Community Self-Sufficiency in Food Production 

    Transport's role in the collapse of local economies is being understood better and better, and reverting to a greater degree of community self-sufficiency in food production, among other things, is one that appeals not just because it is environmentally sustainable, but because it has positive social consequences in building neighbourliness too.

     

Environmental Audits for Public Transport Projects 

    Happily, we have moved into an era when all major public transport projects are required by law to submit to an environmental audit. Environmental spoilation has in many cases been made temporary rather than permanent, for instance, by replanting, restocking, and river channel diversion.

    In South Africa, examples of environmetally tested major transport construction projects are Metro-rail's Gautrain and Ngqura Deepwater Port.

    It is another question entirely how severe the financial penalties are for environmental transgressions.

    Tremendous goodwill exists in the transport sector to improve its environmental record. Sincere efforts to move people and commodities about in an environmentally sustainable fashion are not, however, only about transport.
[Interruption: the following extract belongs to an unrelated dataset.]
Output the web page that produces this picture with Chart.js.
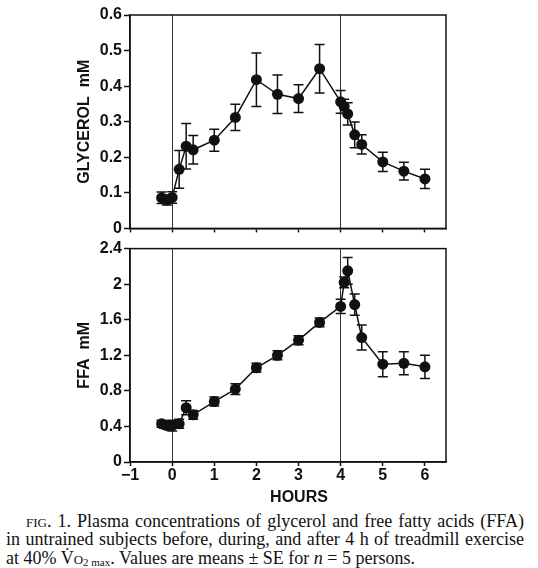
<!DOCTYPE html>
<html>
<head>
<meta charset="utf-8">
<script src="https://cdn.jsdelivr.net/npm/chart.js@4.4.0/dist/chart.umd.min.js"></script>
<style>
  html, body { margin: 0; padding: 0; background: #fff; }
  #wrap { position: relative; width: 538px; height: 568px; overflow: hidden; }
  canvas { position: absolute; left: 0; }
  #top { top: 0; }
  #bottom { top: 237px; }
  #xtitle {
    position: absolute; left: 249px; top: 489px; width: 100px; text-align: center;
    font: bold 16px/16px "Liberation Sans", Arial, sans-serif; color: #111;
  }
  #caption {
    position: absolute; left: 6px; top: 512px; width: 518px;
    font: 18px/18.3px "Liberation Serif", "Times New Roman", serif; color: #111;
  }
  #caption .j { text-align: justify; text-align-last: justify; }
  #caption .sc { font-variant: small-caps; }
  #caption sub { font-size: 11px; vertical-align: -2px; line-height: 0; }
</style>
</head>
<body>
<div id="wrap">
  <canvas id="top" width="538" height="240"></canvas>
  <canvas id="bottom" width="538" height="255"></canvas>
  <div id="xtitle">HOURS</div>
  <div id="caption">
    <div class="j" style="margin-left:20px"><span class="sc">fig.</span> 1. Plasma concentrations of glycerol and free fatty acids (FFA)</div>
    <div class="j">in untrained subjects before, during, and after 4 h of treadmill exercise</div>
    <div>at 40% V&#775;<span class="sc">o</span><sub>2 max</sub>. Values are means &plusmn; SE for <i>n</i> = 5 persons.</div>
  </div>
</div>
<script>
// time of each sample, hours from start of exercise
const hours = [-0.25, -0.125, 0, 0.167, 0.333, 0.5, 1, 1.5, 2, 2.5, 3, 3.5, 4, 4.083, 4.167, 4.333, 4.5, 5, 5.5, 6];

// glycerol, mM (mean and SE)
const glycerol   = [0.086, 0.080, 0.087, 0.166, 0.231, 0.221, 0.248, 0.312, 0.418, 0.377, 0.365, 0.449, 0.356, 0.343, 0.322, 0.263, 0.236, 0.187, 0.161, 0.139];
const glycerolSE = [0.016, 0.014, 0.016, 0.053, 0.064, 0.040, 0.031, 0.037, 0.075, 0.054, 0.039, 0.068, 0.032, 0.020, 0.031, 0.036, 0.027, 0.027, 0.025, 0.027];

// FFA, mM (mean and SE)
const ffa   = [0.43, 0.41, 0.41, 0.43, 0.61, 0.53, 0.68, 0.82, 1.06, 1.20, 1.37, 1.57, 1.75, 2.02, 2.15, 1.77, 1.40, 1.10, 1.11, 1.07];
const ffaSE = [0.04, 0.04, 0.06, 0.05, 0.08, 0.05, 0.05, 0.06, 0.05, 0.05, 0.05, 0.05, 0.08, 0.06, 0.15, 0.12, 0.14, 0.14, 0.13, 0.13];

// tick labels
const glycerolLabels = [0, 0.1, 0.2, 0.3, 0.4, 0.5, 0.6];
const ffaLabels = [0, 0.4, 0.8, 1.2, 1.6, 2, 2.4];
const markerHours = [0, 4];   // start and end of exercise

const INK = '#111';
const tickFont = { family: 'Liberation Sans', size: 16, weight: 'bold' };

// draws mean +/- SE whiskers from dataset.se
const errorBars = {
  id: 'errorBars',
  afterDatasetsDraw(chart) {
    const { ctx, scales: { x, y } } = chart;
    const ds = chart.data.datasets[0];
    ctx.save();
    ctx.strokeStyle = INK;
    ctx.lineWidth = 1.5;
    ds.data.forEach((p, i) => {
      const px = x.getPixelForValue(p.x);
      const hi = y.getPixelForValue(p.y + ds.se[i]);
      const lo = y.getPixelForValue(p.y - ds.se[i]);
      ctx.beginPath();
      ctx.moveTo(px, hi); ctx.lineTo(px, lo);
      ctx.moveTo(px - 5, hi); ctx.lineTo(px + 5, hi);
      ctx.moveTo(px - 5, lo); ctx.lineTo(px + 5, lo);
      ctx.stroke();
    });
    ctx.restore();
  }
};

// box round the plot area
const frame = {
  id: 'frame',
  beforeDatasetsDraw(chart) {
    const { ctx, chartArea: a } = chart;
    ctx.save();
    ctx.strokeStyle = INK;
    ctx.lineWidth = 1.5;
    ctx.strokeRect(a.left, a.top, a.right - a.left, a.bottom - a.top);
    ctx.restore();
  }
};

function fmt(v) { return Number(v.toFixed(1)).toString(); }

function makePanel(id, values, se, yMax, yStep, labels, yTitle, showX, padTop, xHeight) {
  return new Chart(document.getElementById(id), {
    type: 'line',
    data: {
      datasets: [{
        data: hours.map((h, i) => ({ x: h, y: values[i] })),
        se: se,
        borderColor: INK,
        borderWidth: 1.5,
        backgroundColor: INK,
        pointRadius: 5.5,
        pointBorderWidth: 0,
        tension: 0
      }]
    },
    options: {
      responsive: false,
      animation: false,
      events: [],
      layout: { padding: { top: padTop, right: 92, left: 71, bottom: 0 } },
      plugins: { legend: { display: false }, tooltip: { enabled: false } },
      scales: {
        x: {
          type: 'linear', min: -1, max: 6.5,
          afterFit: s => { s.height = xHeight; },
          ticks: {
            display: showX, stepSize: 1, includeBounds: false, color: INK, font: tickFont, padding: 0,
            callback: v => v < 0 ? '\u2212' + Math.abs(v) : String(v)
          },
          grid: {
            color: c => (c.tick && markerHours.includes(c.tick.value)) ? '#333' : 'rgba(0,0,0,0)',
            lineWidth: 1,
            tickColor: INK, tickWidth: 1.5, tickLength: 4
          },
          border: { color: INK, width: 1.5 }
        },
        y: {
          type: 'linear', min: 0, max: yMax,
          afterFit: s => { s.width = 59; },
          ticks: {
            stepSize: yStep, maxTicksLimit: 30, color: INK, font: tickFont, padding: 2,
            callback: v => labels.some(l => Math.abs(l - v) < 1e-6) ? fmt(v) : ''
          },
          grid: { drawOnChartArea: false, tickColor: INK, tickWidth: 1.5, tickLength: 6 },
          border: { color: INK, width: 1.5 },
          title: {
            display: true, text: yTitle, color: INK,
            font: { family: 'Liberation Sans', size: 16, weight: 'bold' },
            padding: { top: 4, bottom: 0 }
          }
        }
      }
    },
    plugins: [frame, errorBars]
  });
}

makePanel('top', glycerol, glycerolSE, 0.6, 0.1, glycerolLabels, 'GLYCEROL  mM', false, 15, 10);
makePanel('bottom', ffa, ffaSE, 2.4, 0.2, ffaLabels, 'FFA  mM', true, 10, 30);
</script>
</body>
</html>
The way societies and economies are organised and funded impacts significantly on how much can be achieved in environmental conservation by transport measures alone.

     

Public Education and Action 

    Steps taken by individuals and families to minimise unnecessary vehicle travel (e.g. by buying local produce and shopping locally) and to learn about and become conscious of the environmental toll of mechanised transport are the building blocks of a more sustainable environment.